Once the triage was done, it was time to think about a replacement phone. The good news was that I still had my old iPhone 3GS from last year sitting in a drawer. The next morning, I restored the most recent backup for my wife’s now-vanished iPhone 4 to the spare iPhone, which she then took to an AT&T store for re-activation (the process only took a minute or two, and it’s free).
And then, well … that was that, we figured, crossing our fingers that whomever picked up the lost iPhone wouldn’t be able to crack my wife’s PIN (which, luckily, was a little more complex that just “1234”).
The best phone call of the week
But maybe I should have had a little more faith in strangers—because barely a week later, my wife’s “new” iPhone 3GS rang with a number we’d never seen before. She picked up the call, and lo and behold: it was a clerk at a nearby AT&T store, and he had a present for us.
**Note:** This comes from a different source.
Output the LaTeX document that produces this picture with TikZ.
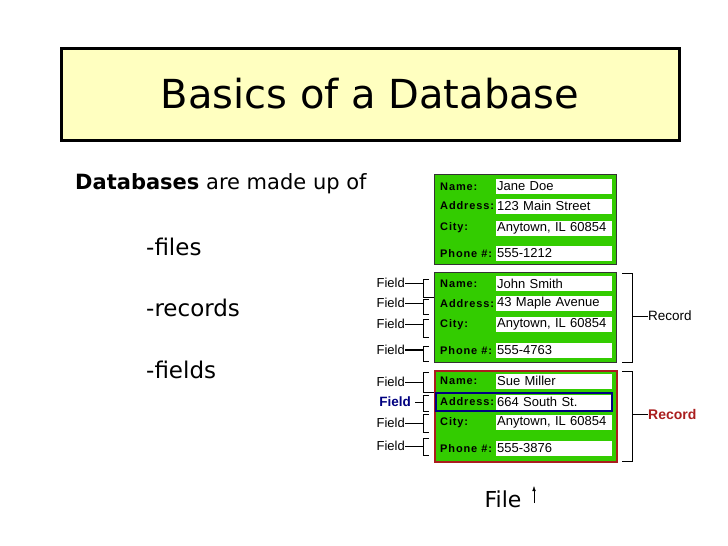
\documentclass[tikz,border=0pt]{standalone}
\usepackage{fontspec}
\setmainfont{Liberation Sans}
\newfontfamily\comic{DejaVu Sans}
\newfontfamily\tagfont{Liberation Sans}[LetterSpace=8]
\usetikzlibrary{arrows.meta}

\definecolor{titleyellow}{RGB}{255,255,192}
\definecolor{recgreen}{RGB}{51,204,0}
\definecolor{recred}{RGB}{170,30,30}
\definecolor{fieldblue}{RGB}{0,0,128}

\tikzset{
  titlebox/.style={draw, line width=3pt, fill=titleyellow},
  recbox/.style={draw=black!80, line width=1pt, fill=recgreen, minimum width=182pt, minimum height=90pt, anchor=north west},
  fname/.style={anchor=west, inner sep=0pt, font=\tagfont\bfseries\fontsize{11}{13}\selectfont},
  fval/.style={anchor=west, fill=white, text width=114pt, align=left, minimum height=15pt, inner xsep=1pt, inner ysep=0pt, font=\fontsize{13}{15}\selectfont},
  ftag/.style={anchor=east, inner sep=0pt, font=\fontsize{13}{15}\selectfont},
  rtag/.style={anchor=west, inner sep=0pt, font=\fontsize{13.5}{15}\selectfont},
  bracket/.style={line width=0.8pt},
  bigtext/.style={anchor=west, inner sep=0pt, font=\comic\fontsize{21}{25}\selectfont},
  listitem/.style={anchor=west, inner sep=0pt, font=\comic\fontsize{23}{27}\selectfont},
}

\begin{document}
\begin{tikzpicture}[x=1pt,y=-1pt]
            \fill[white] (0,0) rectangle (728,546);
            \useasboundingbox (0,0) rectangle (728,546);

            % title
            \node[titlebox, minimum width=618pt, minimum height=92pt, font=\comic\fontsize{40}{48}\selectfont] (T) at (370,94) {Basics of a Database};

            % left text
            \node[bigtext] (intro) at (75,184) {\textbf{Databases} are made up of};
            \node[listitem] (files) at (146,247) {-files};
            \node[listitem] (records) at (146,308) {-records};
            \node[listitem] (fields) at (146,370) {-fields};

            % first record
            \node[recbox] (R1) at (434,174) {};
            \node[fname] (N11) at (440,186.5) {Name:};
            \node[fname] (N12) at (440,206) {Address:};
            \node[fname] (N13) at (440,228) {City:};
            \node[fname] (N14) at (440,253.5) {Phone \#:};
            \node[fval] (V11) at (496,186.5) {Jane Doe};
            \node[fval] (V12) at (496,206) {123 Main Street};
            \node[fval] (V13) at (496,228) {Anytown, IL 60854};
            \node[fval] (V14) at (496,253.5) {555-1212};

            % second record
            \node[recbox] (R2) at (434,272) {};
            \node[fname] (N21) at (440,283.5) {Name:};
            \node[fname] (N22) at (440,303.5) {Address:};
            \node[fname] (N23) at (440,324.5) {City:};
            \node[fname] (N24) at (440,350.5) {Phone \#:};
            \node[fval] (V21) at (496,283.5) {John Smith};
            \node[fval] (V22) at (496,303.5) {43 Maple Avenue};
            \node[fval] (V23) at (496,324.5) {Anytown, IL 60854};
            \node[fval] (V24) at (496,350.5) {555-4763};

            % third record
            \node[recbox, draw=recred, line width=2pt, minimum height=91pt] (R3) at (434,370) {};
            \node[fname] (N31) at (440,381) {Name:};
            \node[fname] (N32) at (440,402) {Address:};
            \node[fname] (N33) at (440,422.5) {City:};
            \node[fname] (N34) at (440,448.5) {Phone \#:};
            \node[fval] (V31) at (496,381) {Sue Miller};
            \node[fval] (V32) at (496,402) {664 South St.};
            \node[fval] (V33) at (496,422.5) {Anytown, IL 60854};
            \node[fval] (V34) at (496,448.5) {555-3876};
            \draw[fieldblue, line width=2pt] (436,393) rectangle (612,411);

            % field tags, second record
            \node[ftag] (F21) at (405,283) {Field};
            \node[ftag] (F22) at (405,303) {Field};
            \node[ftag] (F23) at (405,324) {Field};
            \node[ftag] (F24) at (405,350) {Field};
            \coordinate (B21) at (423,283);
            \coordinate (B22) at (423,303);
            \coordinate (B23) at (423,324);
            \coordinate (B24) at (423,350);
            \draw (F21) -- (B21);
            \draw (F22) -- (B22);
            \draw (F23) -- (B23);
            \draw[line width=1.5pt] (F24) -- (B24);
            \draw[bracket] (429,279) -- (423,279) -- (423,297) -- (434,297);
            \draw[bracket] (429,299) -- (423,299) -- (423,314) -- (429,314);
            \draw[bracket] (429,319) -- (423,319) -- (423,337) -- (429,337);
            \draw[bracket] (429,346) -- (423,346) -- (423,361) -- (429,361);

            % field tags, third record
            \node[ftag] (F31) at (405,382) {Field};
            \node[ftag, text=fieldblue, font=\bfseries\fontsize{13.5}{15}\selectfont] (F32) at (411,402) {Field};
            \node[ftag] (F33) at (405,423) {Field};
            \node[ftag] (F34) at (405,446) {Field};
            \coordinate (B31) at (423,382);
            \coordinate (B32) at (423,402);
            \coordinate (B33) at (423,423);
            \coordinate (B34) at (423,446);
            \draw (F31) -- (B31);
            \draw[shorten <=4pt] (F32) -- (B32);
            \draw (F33) -- (B33);
            \draw (F34) -- (B34);
            \draw[bracket] (429,372) -- (423,372) -- (423,392) -- (434,392);
            \draw[bracket] (429,395) -- (423,395) -- (423,411) -- (429,411);
            \draw[bracket] (429,414) -- (423,414) -- (423,432) -- (429,432);
            \draw[bracket] (429,438) -- (423,438) -- (423,455) -- (429,455);

            % record brackets
            \draw[bracket] (622,273) -- (632,273) -- (632,362) -- (622,362);
            \draw[bracket] (622,371) -- (632,371) -- (632,461) -- (622,461);
            \coordinate (S2) at (632,316);
            \coordinate (S3) at (632,414);
            \node[rtag] (rec2) at (648,316) {Record};
            \node[rtag, text=recred, font=\bfseries\fontsize{14}{16}\selectfont] (rec3) at (648,414) {Record};
            \draw (S2) -- (rec2);
            \draw (S3) -- (rec3);

            % file
            \node[font=\comic\fontsize{22}{26}\selectfont] (file) at (503,499) {File};
            \coordinate (fa) at (534,503);
            \coordinate (fb) at (534,486);
            \draw[-{Latex[length=5pt,width=3.5pt]}] (fa) -- (fb);
        \end{tikzpicture}
\end{document}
About a half-hour later, we arrived at the AT&T outlet, where an employee introduced us to the friendly young woman who’d returned my wife’s iPhone.
Yes, she’d found it sitting in the back of a cab—surely the same one we’d left it in the week prior. The woman apologized profusely (no need to apologize, we gratefully told her) for waiting so long to return the iPhone (she’d been busy, she explained), and admitted that her friends had suggested she simply sell it on eBay for some easy cash.
Instead, she brought the wayward iPhone (which looked as good as new, by the way) back to her local AT&T store, where the clerks pried out its SIM card and quickly pulled up my wife’s phone number.
Back at home, I backed up the replacement iPhone 3GS using iTunes, then connected the safe-and-sound iPhone 4, restored the brand-new backup file, and transferred all my wife’s apps, music, and photos back to the iPhone’s memory—a happy end to what seemed sure to be a downer of a tale.
So, moral of the story?
If you have an iPhone, make sure you have Find My iPhone (a free service) activated and enabled—and make sure to test it before the worst happens. Android, BlackBerry, and Windows Phone users should try Lookout, a third-party application that will also track down, lock, and wipe a lost smartphone.
If you lose your phone and can’t track it down, call you carrier immediately and report it missing. And if you used your phone for email, shopping, or banking, change your passwords right away.
Last but not least, don’t forget: there are still plenty of people out there who are happy to do the right thing, even when turning to eBay could’ve been a whole lot easier (not to mention more profitable).